Matchups of course play a role in daily fantasy, and a big one. But make sure not to go overboard valuing guys who we know aren’t necessarily elite talents because of quality matchups, a new role in the offense, or whatever. Sometimes we can place too much emphasis on these factors, which are already factored into the rankings and weekly point projections.

It makes sense to consider matchups, but make sure we always have the most exposure to the right sorts of players.


Week 11 Not-So-Obvious Sits

Below, I’ve listed a handful of players who I think will be popular this week, yet I won’t start for reasons related to those above.


QB Case Keenum

Here’s perhaps the most overlooked trait in quarterbacks—a trait that will make you laugh but one that I value greatly: hand size. You know what they say about quarterbacks with big hands, right?

Nothing! No one talks about it, and that’s the problem. But if you start to analyze hand size in quarterbacks, there’s a really strong correlation with NFL success. The short quarterbacks who’ve found success—Drew Brees and Russell Wilson come to mind first—have absolutely massive hands for their height.
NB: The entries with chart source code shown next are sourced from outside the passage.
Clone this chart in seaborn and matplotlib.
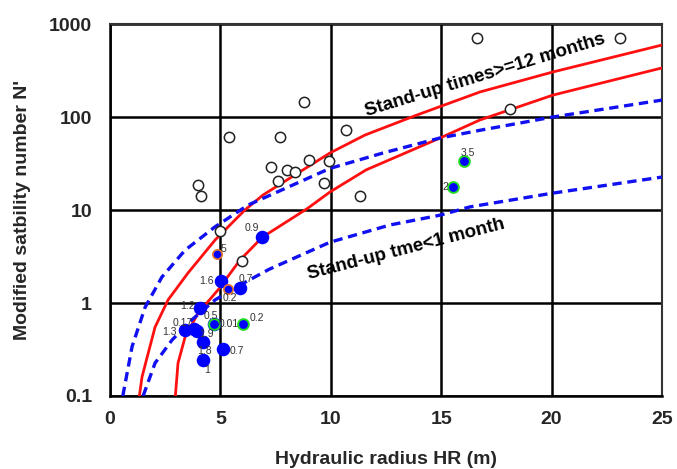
import matplotlib
matplotlib.use("Agg")
import matplotlib.pyplot as plt
import numpy as np
import pandas as pd
import seaborn as sns
from matplotlib.ticker import FixedLocator, LogLocator, NullFormatter, MultipleLocator

# ---- case histories without support (open circles) ----
open_hr = [16.6, 23.1, 8.8, 10.7, 5.4, 7.7, 18.1, 7.3, 8.0, 8.4, 9.0, 9.9,
           7.6, 9.7, 11.3, 4.0, 4.1, 5.0, 6.0]
open_n = [700, 700, 145, 72, 61, 61, 122, 29, 27, 25.6, 34.5, 33.6,
          20.5, 19.5, 14.1, 18.6, 14.1, 5.9, 2.8]

# ---- stand-up time cases (blue dots, label = stand-up time) ----
blue_hr = [6.88, 5.03, 5.89, 4.08, 3.40, 3.82, 3.95, 4.21, 5.12, 4.21, 4.71]
blue_n = [5.13, 1.72, 1.45, 0.88, 0.51, 0.53, 0.50, 0.38, 0.32, 0.244, 0.59]
blue_lab = ["0.9", "1.6", "0.7", "1.2", "1.3", "0.17", "1.9", "1.8", "0.7", "1", "0.01"]

green_hr = [4.71, 6.02, 16.03, 15.55]
green_n = [0.59, 0.59, 33.6, 17.7]
green_lab = ["0.5", "0.2", "3.5", "2"]

orange_hr = [4.85, 5.34]
orange_n = [3.36, 1.41]
orange_lab = ["5", "0.2"]

# ---- boundary curves ----
red_hi_hr = [1.33, 1.45, 1.68, 2.04, 2.63, 3.53, 4.76, 6.11, 6.93, 9.96, 11.55, 13.9, 16.76, 20.06, 25.0]
red_hi_n = [0.1, 0.16, 0.26, 0.55, 1.08, 2.1, 4.76, 10, 14.5, 41, 64, 105, 186, 305, 594]

red_lo_hr = [2.96, 3.03, 3.08, 3.4, 3.99, 4.89, 5.89, 6.9, 8.92, 9.96, 11.6, 14.95, 16.76, 20.06, 25.0]
red_lo_n = [0.1, 0.16, 0.226, 0.43, 0.78, 1.38, 2.9, 5.1, 10.3, 15.6, 27, 59.5, 93, 172, 337]

blue_hi_hr = [0.58, 1.0, 1.59, 2.35, 3.4, 4.76, 6.25, 9.96, 12.36, 14.95, 16.76, 20.06, 25.0]
blue_hi_n = [0.1, 0.34, 0.9, 1.9, 3.7, 6.6, 11.3, 28, 41, 59.5, 72, 100, 152]

blue_lo_hr = [1.5, 2.04, 2.81, 3.71, 4.76, 5.89, 7.2, 9.96, 12.68, 14.95, 16.3, 20.06, 25.0]
blue_lo_n = [0.1, 0.226, 0.4, 0.66, 1.08, 1.56, 2.3, 4.5, 6.9, 8.8, 10.8, 15.2, 22.6]

x_ticks = [0, 5, 10, 15, 20, 25]
y_ticks = [0.1, 1, 10, 100, 1000]
y_tick_labels = ["0.1", "1", "10", "100", "1000"]

# label placement in pixels relative to each point
blue_off = [(-10, 9), (-15, 0), (6, 9), (-13, 2), (-16, -2), (-12, 6), (9, -3),
            (2, -9), (14, -2), (4, -10), (15, 0)]
green_off = [(-3, 8), (14, 6), (4, 8), (-8, 0)]
orange_off = [(6, 5), (2, -9)]

sns.set_style("white")
plt.rcParams["font.family"] = ["Liberation Sans", "DejaVu Sans"]

fig = plt.figure(figsize=(6.77, 4.69), dpi=100)
ax = fig.add_axes([110 / 677, 1 - 396 / 469, 552 / 677, 372 / 469])

RED = "#FF1010"
BLUE = "#1010F0"

for hr, n, col, ls in [(red_hi_hr, red_hi_n, RED, "-"), (red_lo_hr, red_lo_n, RED, "-"),
                       (blue_hi_hr, blue_hi_n, BLUE, "--"), (blue_lo_hr, blue_lo_n, BLUE, "--")]:
    df = pd.DataFrame({"hr": hr, "n": n})
    sns.lineplot(data=df, x="hr", y="n", ax=ax, color=col, sort=False,
                 estimator=None, zorder=3,
                 linewidth=2.0 if ls == "-" else 2.4)
    line = ax.lines[-1]
    if ls == "--":
        line.set_dashes((2.8, 1.7))

df_open = pd.DataFrame({"hr": open_hr, "n": open_n})
sns.scatterplot(data=df_open, x="hr", y="n", ax=ax, s=55, facecolor="white",
                edgecolor="#222222", linewidth=1.1, zorder=4)

df_blue = pd.DataFrame({"hr": blue_hr, "n": blue_n})
sns.scatterplot(data=df_blue, x="hr", y="n", ax=ax, s=95, color="#0000FF",
                edgecolor="#0000FF", linewidth=0, zorder=5)

df_green = pd.DataFrame({"hr": green_hr, "n": green_n})
sns.scatterplot(data=df_green, x="hr", y="n", ax=ax, s=60, color="#0000FF",
                edgecolor="#22DD22", linewidth=1.4, zorder=6)

df_orange = pd.DataFrame({"hr": orange_hr, "n": orange_n})
sns.scatterplot(data=df_orange, x="hr", y="n", ax=ax, s=45, color="#0000FF",
                edgecolor="#E8772E", linewidth=1.2, zorder=6)

for hrs, ns, labs, offs in [(blue_hr, blue_n, blue_lab, blue_off),
                            (green_hr, green_n, green_lab, green_off),
                            (orange_hr, orange_n, orange_lab, orange_off)]:
    for xv, yv, lab, (dx, dy) in zip(hrs, ns, labs, offs):
        ax.annotate(lab, (xv, yv), xytext=(dx, dy), textcoords="offset pixels",
                    ha="center", va="center", fontsize=7.5, color="#333333", zorder=7)

ax.text(16.98, 283, "Stand-up times>=12 months", rotation=17, ha="center", va="center",
        fontsize=13.5, fontweight="bold", color="black", rotation_mode="anchor")
ax.text(13.4, 3.8, "Stand-up tme<1 month", rotation=14.5, ha="center", va="center",
        fontsize=13.5, fontweight="bold", color="black", rotation_mode="anchor")

ax.set_yscale("log")
ax.set_xlim(0, 25)
ax.set_ylim(0.1, 1000)
ax.xaxis.set_major_locator(FixedLocator(x_ticks))
ax.xaxis.set_minor_locator(MultipleLocator(1))
ax.yaxis.set_major_locator(FixedLocator(y_ticks))
ax.yaxis.set_minor_locator(LogLocator(base=10, subs=np.arange(2, 10)))
ax.yaxis.set_minor_formatter(NullFormatter())
ax.set_xticklabels([str(t) for t in x_ticks])
ax.set_yticklabels(y_tick_labels)

ax.grid(True, which="major", color="black", linewidth=1.8)
ax.set_axisbelow(True)
for side in ["left", "bottom"]:
    ax.spines[side].set_color("black")
    ax.spines[side].set_linewidth(1.8)
for side in ["top", "right"]:
    ax.spines[side].set_color("#333333")
    ax.spines[side].set_linewidth(1.5)

ax.tick_params(which="major", direction="inout", length=10, width=1.5, color="black",
               labelsize=14, pad=6)
ax.tick_params(which="minor", direction="inout", length=8, width=1.3, color="black")
ax.tick_params(axis="y", which="major", pad=8)
for lab in ax.get_xticklabels() + ax.get_yticklabels():
    lab.set_fontweight("bold")

ax.set_xlabel("Hydraulic radius HR (m)", fontsize=14, fontweight="bold", labelpad=16)
ax.set_ylabel("Modified satbility number N'", fontsize=14, fontweight="bold", labelpad=13)

fig.savefig("out.png", dpi=100)
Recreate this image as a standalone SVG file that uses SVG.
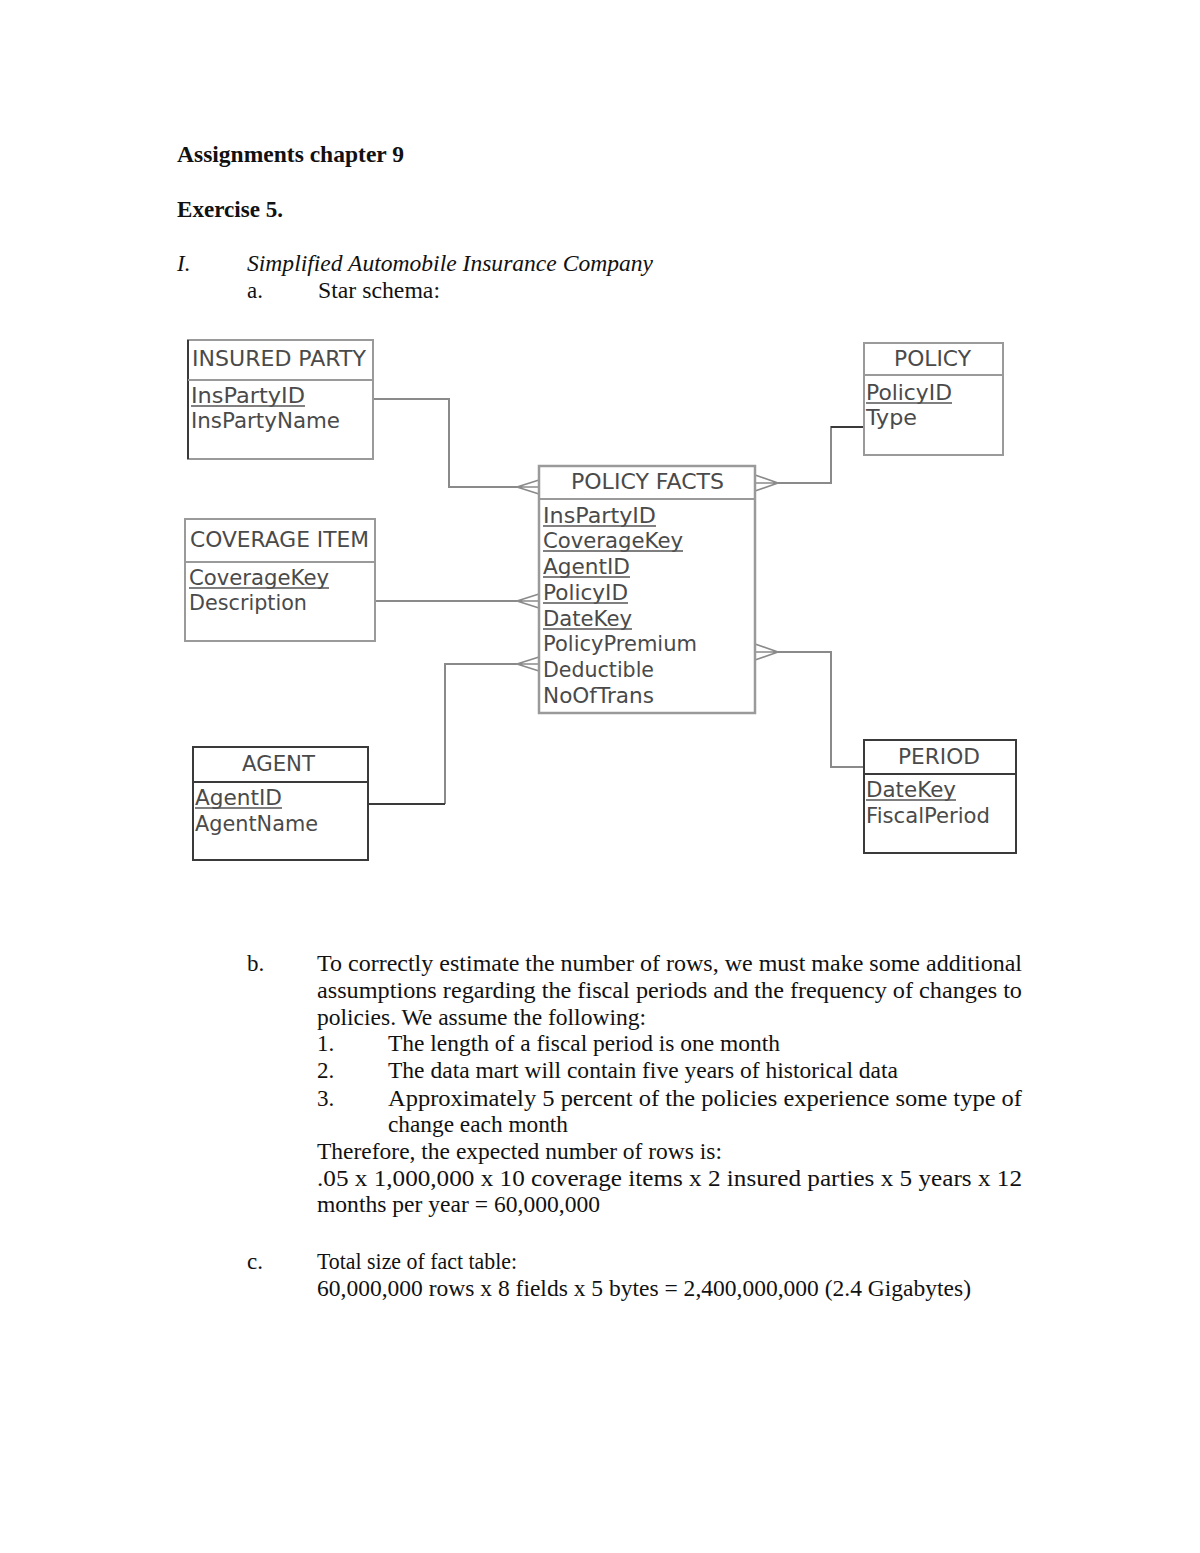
<svg xmlns="http://www.w3.org/2000/svg" width="1200" height="1553" viewBox="0 0 1200 1553">
<style>
.body{font-family:"Liberation Serif","Times New Roman",serif;font-size:23px;fill:#111}
.b{font-weight:bold}
.i{font-style:italic}
.er{font-family:"DejaVu Sans",Verdana,sans-serif;font-size:21px;fill:#4a4a4a}
.box{fill:#fff;stroke:#9a9a9a;stroke-width:2}
.dark{stroke:#3a3a3a}
.sep{stroke:#9a9a9a;stroke-width:2}
.ul{stroke:#555;stroke-width:1.5}
.con{fill:none;stroke:#8a8a8a;stroke-width:2}
.foot{fill:none;stroke:#8a8a8a;stroke-width:1.6}
</style>
<rect width="1200" height="1553" fill="#fff"/>

<g id="text-top">
<text class="body b" x="177" y="162" textLength="227" lengthAdjust="spacingAndGlyphs">Assignments chapter 9</text>
<text class="body b" x="177" y="217" textLength="106" lengthAdjust="spacingAndGlyphs">Exercise 5.</text>
<text class="body i" x="177" y="271">I.</text>
<text class="body i" x="247" y="271" textLength="406" lengthAdjust="spacingAndGlyphs">Simplified Automobile Insurance Company</text>
<text class="body" x="247" y="298">a.</text>
<text class="body" x="318" y="298" textLength="122" lengthAdjust="spacingAndGlyphs">Star schema:</text>
</g>

<g id="connectors">
<path class="con" d="M373,399 H449 V487 H517"/>
<path class="con" d="M375,601 H517"/>
<path class="con" d="M445,804 V664 H517"/>
<path class="con" style="stroke:#3a3a3a" d="M368,804 H445"/>
<path class="con" d="M864,427 H831 V483 H778"/>
<path class="con" style="stroke:#3a3a3a" d="M864,427 H831"/>
<path class="con" d="M778,652 H831 V767 H864"/>
<path class="foot" d="M539,480 L517,487 L539,494 M517,487 H539"/>
<path class="foot" d="M539,594 L517,601 L539,608 M517,601 H539"/>
<path class="foot" d="M539,657 L517,664 L539,671 M517,664 H539"/>
<path class="foot" d="M755,475 L778,483 L755,491 M778,483 H755"/>
<path class="foot" d="M755,644 L778,652 L755,660 M778,652 H755"/>
</g>

<g id="insured-party">
<rect class="box" x="188" y="340" width="185" height="119"/>
<line class="sep" style="stroke:#3a3a3a" x1="188" y1="340" x2="188" y2="459"/>
<line class="sep" x1="188" y1="380" x2="373" y2="380"/>
<text class="er" x="192" y="366" textLength="174" lengthAdjust="spacingAndGlyphs">INSURED PARTY</text>
<text class="er" x="191" y="403" textLength="114" lengthAdjust="spacingAndGlyphs">InsPartyID</text>
<line class="ul" x1="191" y1="406" x2="305" y2="406"/>
<text class="er" x="191" y="428" textLength="149" lengthAdjust="spacingAndGlyphs">InsPartyName</text>
</g>

<g id="coverage-item">
<rect class="box" x="185" y="519" width="190" height="122"/>
<line class="sep" x1="185" y1="562" x2="375" y2="562"/>
<text class="er" x="190" y="547" textLength="179" lengthAdjust="spacingAndGlyphs">COVERAGE ITEM</text>
<text class="er" x="189" y="585" textLength="140" lengthAdjust="spacingAndGlyphs">CoverageKey</text>
<line class="ul" x1="189" y1="588" x2="329" y2="588"/>
<text class="er" x="189" y="610" textLength="118" lengthAdjust="spacingAndGlyphs">Description</text>
</g>

<g id="policy-facts">
<rect class="box" x="539" y="466" width="216" height="247" style="stroke-width:2.5"/>
<line class="sep" x1="539" y1="499" x2="755" y2="499"/>
<text class="er" x="571" y="489" textLength="153" lengthAdjust="spacingAndGlyphs">POLICY FACTS</text>
<text class="er" x="543" y="523" textLength="113" lengthAdjust="spacingAndGlyphs">InsPartyID</text>
<line class="ul" x1="543" y1="526" x2="656" y2="526"/>
<text class="er" x="543" y="548" textLength="140" lengthAdjust="spacingAndGlyphs">CoverageKey</text>
<line class="ul" x1="543" y1="551" x2="683" y2="551"/>
<text class="er" x="543" y="574" textLength="87" lengthAdjust="spacingAndGlyphs">AgentID</text>
<line class="ul" x1="543" y1="577" x2="630" y2="577"/>
<text class="er" x="543" y="600" textLength="85" lengthAdjust="spacingAndGlyphs">PolicyID</text>
<line class="ul" x1="543" y1="603" x2="628" y2="603"/>
<text class="er" x="543" y="626" textLength="89" lengthAdjust="spacingAndGlyphs">DateKey</text>
<line class="ul" x1="543" y1="629" x2="632" y2="629"/>
<text class="er" x="543" y="651" textLength="154" lengthAdjust="spacingAndGlyphs">PolicyPremium</text>
<text class="er" x="543" y="677" textLength="111" lengthAdjust="spacingAndGlyphs">Deductible</text>
<text class="er" x="543" y="703" textLength="111" lengthAdjust="spacingAndGlyphs">NoOfTrans</text>
</g>

<g id="policy">
<rect class="box" x="864" y="343" width="139" height="112"/>
<line class="sep" x1="864" y1="375" x2="1003" y2="375"/>
<text class="er" x="894" y="366" textLength="77" lengthAdjust="spacingAndGlyphs">POLICY</text>
<text class="er" x="866" y="400" textLength="86" lengthAdjust="spacingAndGlyphs">PolicyID</text>
<line class="ul" x1="866" y1="403" x2="952" y2="403"/>
<text class="er" x="866" y="425" textLength="51" lengthAdjust="spacingAndGlyphs">Type</text>
</g>

<g id="agent">
<rect class="box dark" x="193" y="747" width="175" height="113"/>
<line class="sep" style="stroke:#3a3a3a" x1="193" y1="782" x2="368" y2="782"/>
<text class="er" x="242" y="771" textLength="73" lengthAdjust="spacingAndGlyphs">AGENT</text>
<text class="er" x="195" y="805" textLength="87" lengthAdjust="spacingAndGlyphs">AgentID</text>
<line class="ul" x1="195" y1="808" x2="282" y2="808"/>
<text class="er" x="195" y="831" textLength="123" lengthAdjust="spacingAndGlyphs">AgentName</text>
</g>

<g id="period">
<rect class="box dark" x="864" y="740" width="152" height="113"/>
<line class="sep" style="stroke:#3a3a3a" x1="864" y1="774" x2="1016" y2="774"/>
<text class="er" x="898" y="764" textLength="82" lengthAdjust="spacingAndGlyphs">PERIOD</text>
<text class="er" x="866" y="797" textLength="90" lengthAdjust="spacingAndGlyphs">DateKey</text>
<line class="ul" x1="866" y1="800" x2="956" y2="800"/>
<text class="er" x="866" y="823" textLength="124" lengthAdjust="spacingAndGlyphs">FiscalPeriod</text>
</g>

<g id="text-bottom">
<text class="body" x="247" y="971">b.</text>
<text class="body" x="317" y="971" textLength="705" lengthAdjust="spacingAndGlyphs">To correctly estimate the number of rows, we must make some additional</text>
<text class="body" x="317" y="998" textLength="705" lengthAdjust="spacingAndGlyphs">assumptions regarding the fiscal periods and the frequency of changes to</text>
<text class="body" x="317" y="1025" textLength="329" lengthAdjust="spacingAndGlyphs">policies. We assume the following:</text>
<text class="body" x="317" y="1051">1.</text>
<text class="body" x="388" y="1051" textLength="392" lengthAdjust="spacingAndGlyphs">The length of a fiscal period is one month</text>
<text class="body" x="317" y="1078">2.</text>
<text class="body" x="388" y="1078" textLength="510" lengthAdjust="spacingAndGlyphs">The data mart will contain five years of historical data</text>
<text class="body" x="317" y="1106">3.</text>
<text class="body" x="388" y="1106" textLength="634" lengthAdjust="spacingAndGlyphs">Approximately 5 percent of the policies experience some type of</text>
<text class="body" x="388" y="1132" textLength="180" lengthAdjust="spacingAndGlyphs">change each month</text>
<text class="body" x="317" y="1159" textLength="405" lengthAdjust="spacingAndGlyphs">Therefore, the expected number of rows is:</text>
<text class="body" x="317" y="1186" textLength="705" lengthAdjust="spacingAndGlyphs">.05 x 1,000,000 x 10 coverage items x 2 insured parties x 5 years x 12</text>
<text class="body" x="317" y="1212" textLength="283" lengthAdjust="spacingAndGlyphs">months per year = 60,000,000</text>
<text class="body" x="247" y="1269">c.</text>
<text class="body" x="317" y="1269" textLength="200" lengthAdjust="spacingAndGlyphs">Total size of fact table:</text>
<text class="body" x="317" y="1296" textLength="654" lengthAdjust="spacingAndGlyphs">60,000,000 rows x 8 fields x 5 bytes = 2,400,000,000 (2.4 Gigabytes)</text>
</g>
</svg>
With hands that are just 9 1/8 inches (over a full inch shorter than Brees’s hands), Case Keenum’s hands are tiiiiinnnnyyyyy. I wouldn’t downgrade a quarterback solely because of his hand size, but it’s a red flag to me that he won’t be able to sustain his early success.


RB Rashad Jennings

Those of you who follow my writing know I covet two things in running backs: a heavy workload and outstanding straight-line speed. Jennings certainly doesn’t have the latter, having run a 4.67 40-yard dash at the NFL Scouting Combine. And even though the Raiders play the Texans this weekend, it’s not like he’s ever guaranteed 20 carries (or an abundance of red zone touches) in Oakland. So despite the price tag, I’ll likely fade him.


WR DeSean Jackson

I’ve actually faded Jackson pretty much all year, placing him in a handful of tournament lineups. I think he has a place there with Nick Foles this week, but it’s difficult to justify him in heads-up leagues because he’s small, inefficient in the red zone, and doesn’t catch a lot of passes. That creates inconsistency.

The smaller receivers I’m willing to start are those like Antonio Brown who catch a lot of passes. Jackson of course has big-play ability, but he also has only eight career red zone touchdowns (eight!) on 64 targets. That’s 12.5 percent. Compare that to Dez Bryant’s 41.7 percent career red zone touchdown rate.


TE Jordan Reed

Okay, so I might still start Reed because of his price and anticipated workload, but my point is that he’s the sort of guy I wouldn’t trust long-term. At just 6-2, 243 pounds, Reed doesn’t have the size of other elite tight ends. Jimmy Graham, Rob Gronkowski, and even Antonio Gates are all much taller than Reed, allowing them to be highly efficient in the red zone. I don’t think Reed will ever be an outstanding long-term red zone option, and that of course limits his chances of scoring in any given week.